In Exercises 30-37, describe all possible values for the unknowns $$x_{i}$$ so that the matrix equation is valid.$$2\left[\begin{array}{ll}x_{1} & x_{2}\end{array}\right]-\left[\begin{array}{ll}4 & 7\end{array}\right]=\left[\begin{array}{ll}-2 & 11\end{array}\right]$$

Answer

**step1** Understanding the problem

The problem presents a mathematical statement involving numbers arranged in rows. We are asked to find the specific values for two unknown numbers, labeled $$x_1$$ and $$x_2$$, that make this statement true. The statement involves multiplying a pair of numbers by 2, then subtracting another pair of numbers, and finally equaling a third pair of numbers.

**step2** Breaking down the problem into simpler parts

We can understand this problem by focusing on each corresponding position in the pairs of numbers. Since the operations apply to the numbers in the first position and the numbers in the second position separately, we can separate the problem into two independent arithmetic statements.

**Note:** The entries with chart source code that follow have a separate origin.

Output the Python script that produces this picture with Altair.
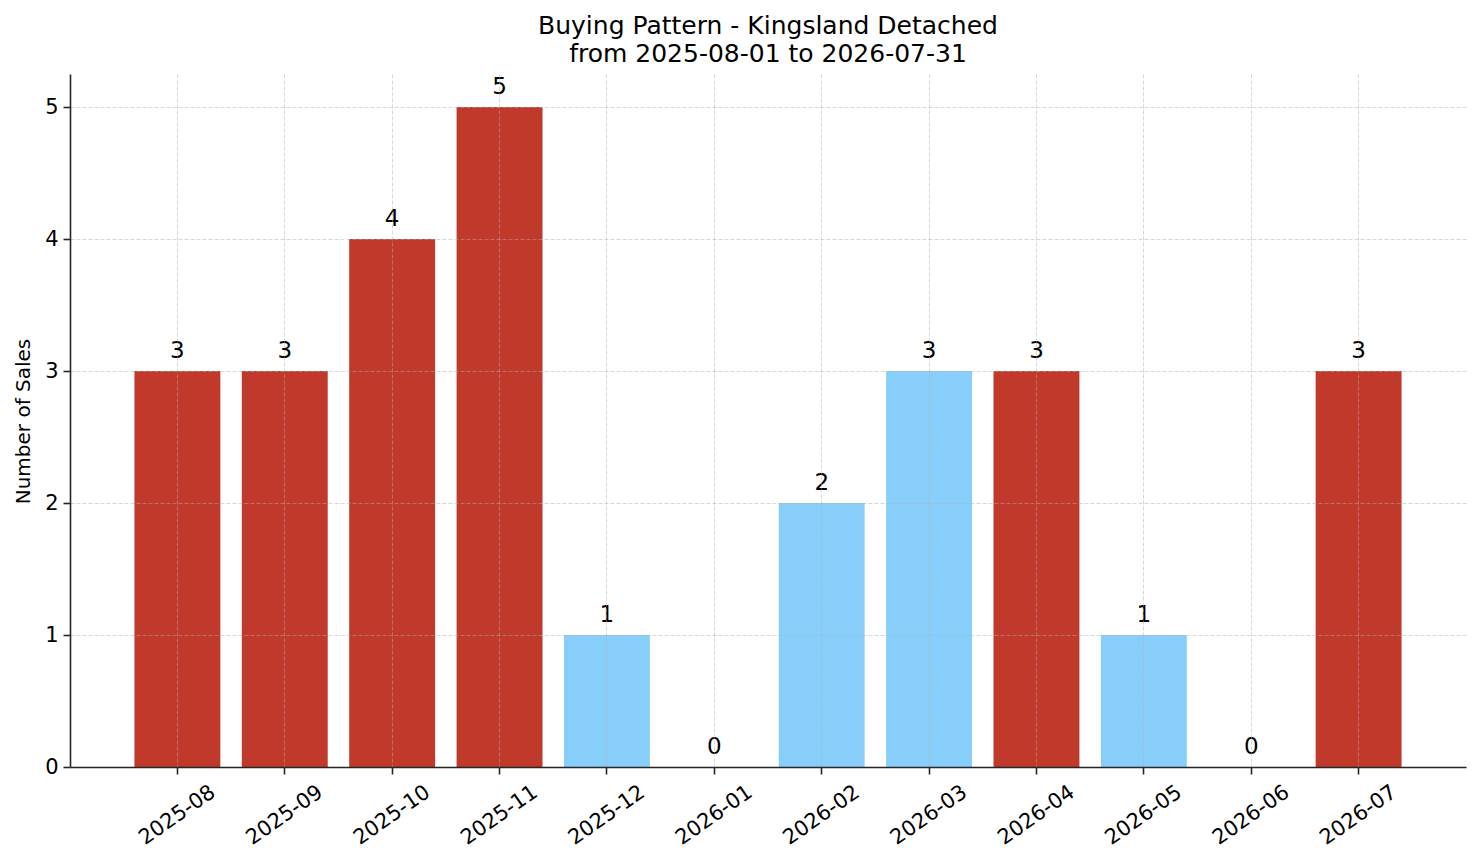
import altair as alt
import pandas as pd

months = ["2025-08", "2025-09", "2025-10", "2025-11", "2025-12", "2026-01",
          "2026-02", "2026-03", "2026-04", "2026-05", "2026-06", "2026-07"]
sales = [3, 3, 4, 5, 1, 0, 2, 3, 3, 1, 0, 3]
group = ["high", "high", "high", "high", "low", "low",
         "low", "low", "high", "low", "low", "high"]

df = pd.DataFrame({"month": months, "sales": sales, "group": group})

FONT = "DejaVu Sans"
W, H = 1396, 693

x_enc = alt.X("month:N", sort=months, title=None,
              scale=alt.Scale(paddingInner=0.2, paddingOuter=0.6),
              axis=alt.Axis(labelAngle=-35, labelAlign="center", labelBaseline="middle",
                            labelPadding=41, labelFontSize=21, labelFont=FONT,
                            labelColor="#000000", tickSize=7, tickWidth=1.6,
                            tickColor="#262626", domainColor="#262626", domainWidth=1.6,
                            grid=True, gridColor="#b0b0b0", gridOpacity=0.5,
                            gridDash=[4, 2], gridWidth=1, zindex=1))

y_enc = alt.Y("sales:Q", title="Number of Sales",
              scale=alt.Scale(domain=[0, 5.25], nice=False, zero=True),
              axis=alt.Axis(values=[0, 1, 2, 3, 4, 5], format="d",
                            labelFontSize=21, labelFont=FONT, labelColor="#000000",
                            labelPadding=5, tickSize=7, tickWidth=1.6,
                            tickColor="#262626", domainColor="#262626", domainWidth=1.6,
                            grid=True, gridColor="#b0b0b0", gridOpacity=0.5,
                            gridDash=[4, 2], gridWidth=1, zindex=1,
                            titleFontSize=20, titleFont=FONT, titleFontWeight="normal",
                            titleColor="#000000", titleX=-47, titleY=347,
                            titleAngle=-90, titleAlign="center", titleBaseline="middle"))

bars = alt.Chart(df).mark_bar().encode(
    x=x_enc,
    y=y_enc,
    color=alt.Color("group:N", legend=None,
                    scale=alt.Scale(domain=["high", "low"], range=["#c0392b", "#87cefa"])),
)

labels = alt.Chart(df).mark_text(fontSize=23, font=FONT, color="#000000",
                                 baseline="alphabetic", dy=-13).encode(
    x=alt.X("month:N", sort=months),
    y=alt.Y("sales:Q"),
    text=alt.Text("sales:Q", format="d"),
)

chart = (bars + labels).properties(
    width=W, height=H,
    title=alt.TitleParams(["Buying Pattern - Kingsland Detached", "from 2025-08-01 to 2026-07-31"],
                          fontSize=25, font=FONT, fontWeight="normal", color="#000000",
                          lineHeight=28, offset=7, anchor="middle"),
    autosize=alt.AutoSizeParams(type="none"),
    padding={"left": 62, "top": 66, "right": 7, "bottom": 86},
).configure_view(stroke=None)

chart.save("out.html", embed_options={"renderer": "svg", "actions": False})
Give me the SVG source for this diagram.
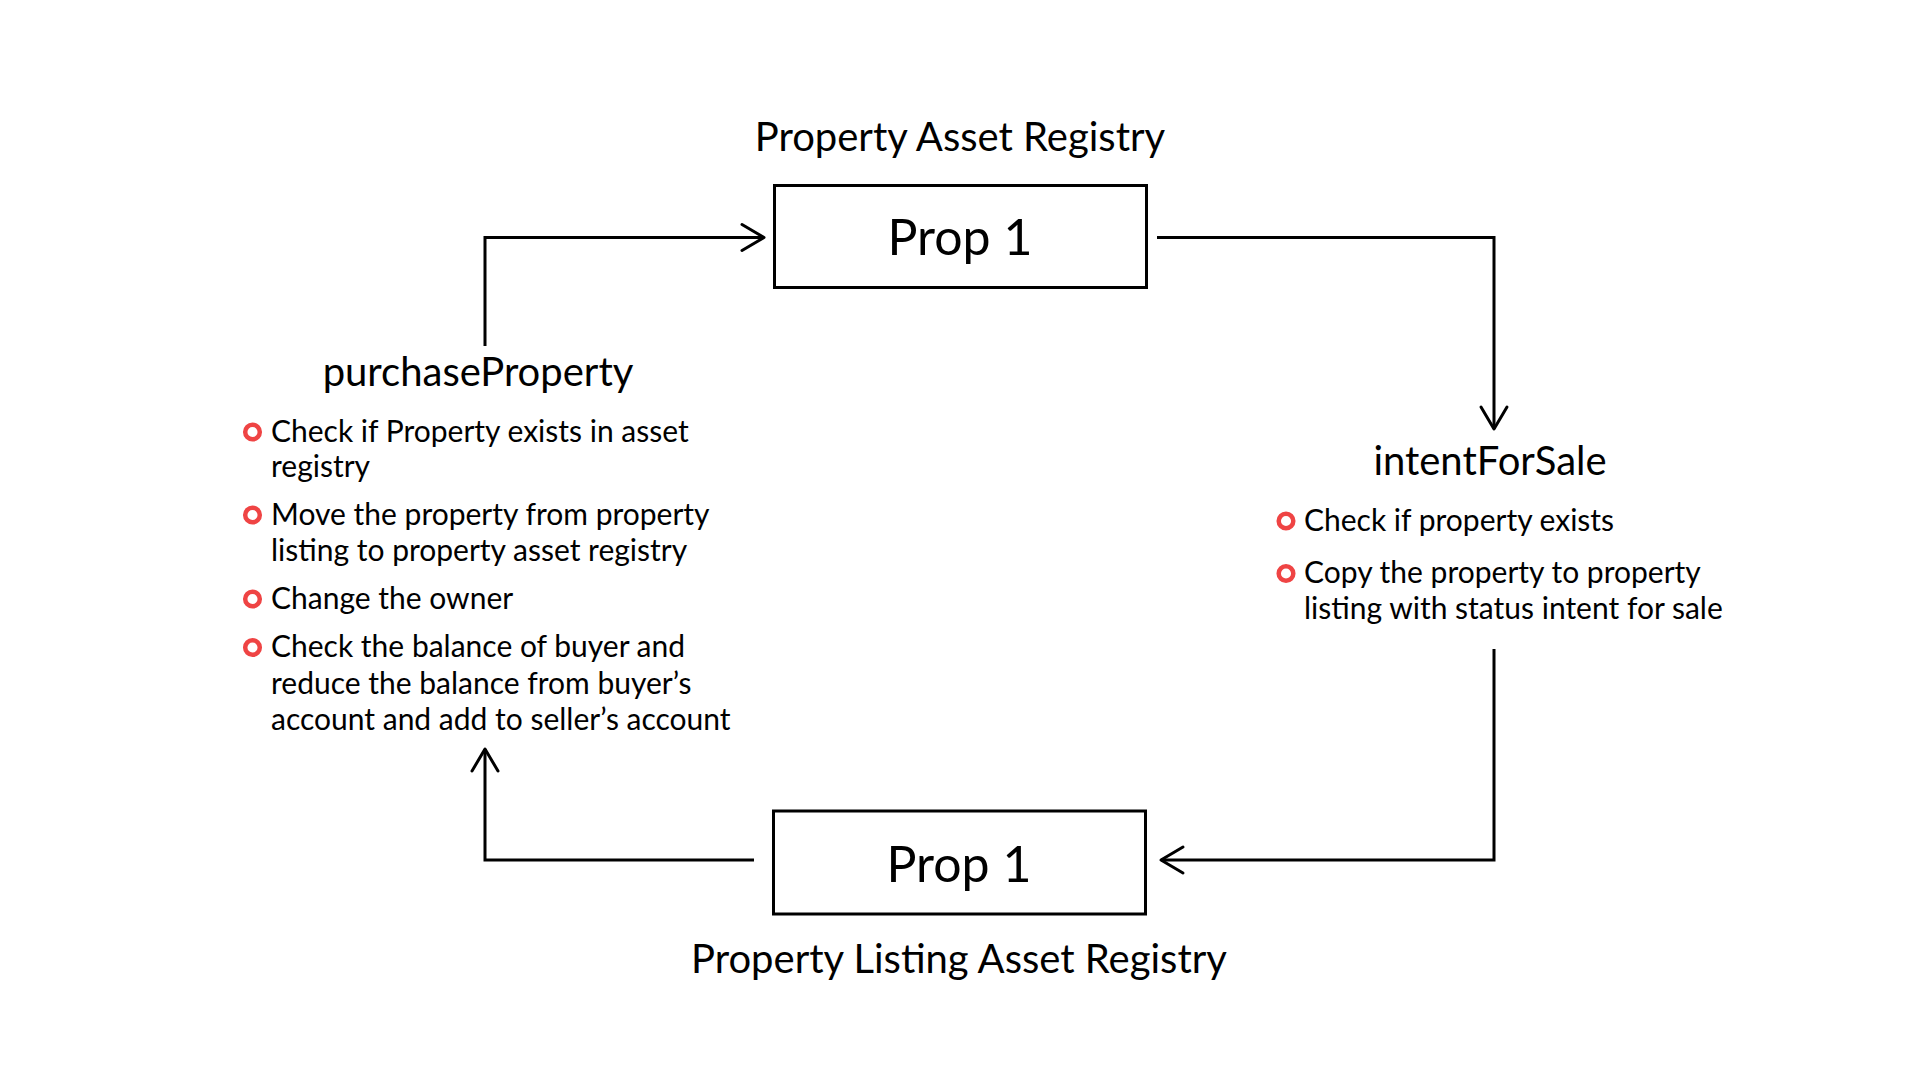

**step3** Solving for the first unknown, $$x_1$$

Let's consider the numbers in the first position of each pair. The mathematical statement for these numbers is: "$$2 \times x_1$$ minus 4 equals -2". We can write this as: $$2 \times x_1 - 4 = -2$$. To find the value of $$2 \times x_1$$, we think: "What number, when we take away 4 from it, leaves -2?". To find this number, we perform the inverse operation by adding 4 to -2. So, $$2 \times x_1 = -2 + 4$$, which means $$2 \times x_1 = 2$$. Now, we need to find what number, when multiplied by 2, results in 2. We can do this by dividing 2 by 2. So, $$x_1 = 2 \div 2 = 1$$.

**step4** Solving for the second unknown, $$x_2$$

Next, let's consider the numbers in the second position of each pair. The mathematical statement for these numbers is: "$$2 \times x_2$$ minus 7 equals 11". We can write this as: $$2 \times x_2 - 7 = 11$$. To find the value of $$2 \times x_2$$, we think: "What number, when we take away 7 from it, leaves 11?". To find this number, we perform the inverse operation by adding 7 to 11. So, $$2 \times x_2 = 11 + 7$$, which means $$2 \times x_2 = 18$$. Now, we need to find what number, when multiplied by 2, results in 18. We can do this by dividing 18 by 2. So, $$x_2 = 18 \div 2 = 9$$.

**step5** Stating the final values for the unknowns

By carefully breaking down the problem into two simpler arithmetic statements and using elementary arithmetic operations, we found that the possible value for the unknown $$x_1$$ is 1, and the possible value for the unknown $$x_2$$ is 9.